# Grizzly Horizontal mill



## Johnwa (Jun 29, 2020)

I was looking through Grizzly’s site and came upon this.  I wonder if it is actually capable of anything.  It’s kind of cute anyway.
https://www.grizzly.com/products/Grizzly-5-x-18-1-2-HP-Mini-Horizontal-Vertical-Mill/G0727


----------



## DPittman (Jun 29, 2020)

It is kind of cute but I cant imagine it would be much good for anything but the smallest aluminum or plastic parts, but it might be just the ticket for such items.


----------



## kevin.decelles (Jun 29, 2020)

I’ve been looking at that a lot too..... too small for my needs but very interesting

Was at an auction last year where a 1960s Canadian made version sold for 35$. Oh the regrets from that auction

I think for small gear/key way that may be interesting but the lack of size makes rotary/dividing head tricky


Sent from my iPhone using Tapatalk


----------



## Tom Kitta (Jun 29, 2020)

For $35 I would have had big regrets.

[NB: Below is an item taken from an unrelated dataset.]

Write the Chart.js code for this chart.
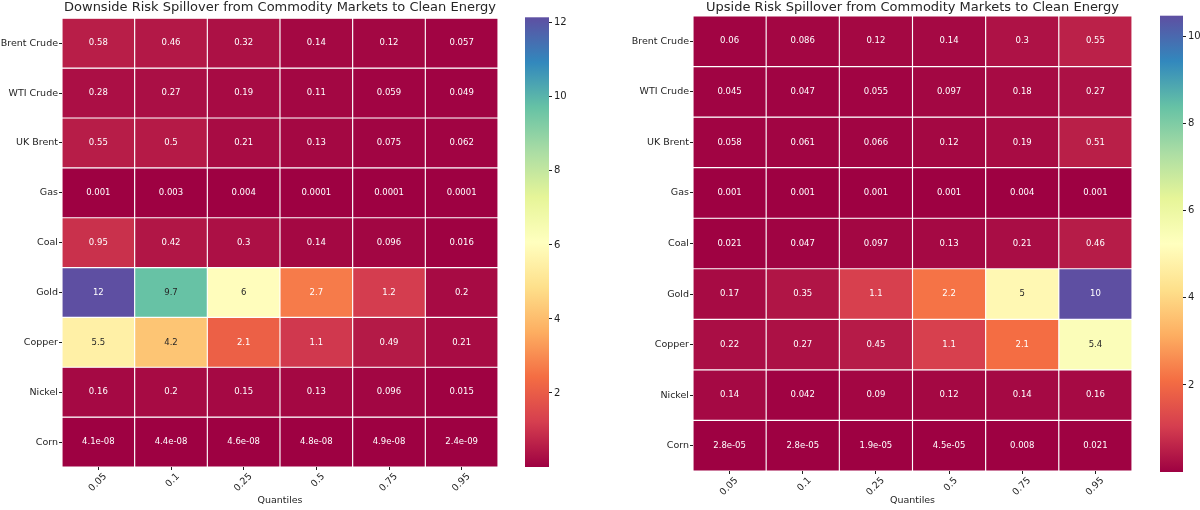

It is certainly a toy sized machine but so is mini mill or Atlas 7" shaper. This one is heavier then mini mill so I would be surprised if it was less capable toy.


----------



## Dabbler (Jun 29, 2020)

It might be better than nothing, but just barely - except for milling very small aluminum parts, I guess.  

-- I have a 4" shaper that is in that category.


----------



## Bofobo (Jul 7, 2020)

Like my mini this would need a better motor but I would have snatched one up over the one I have because it is more BP styled and has greater functionality as a result. My YouTube could use a new review video, I am taking sponsorship items grizzly reps.


----------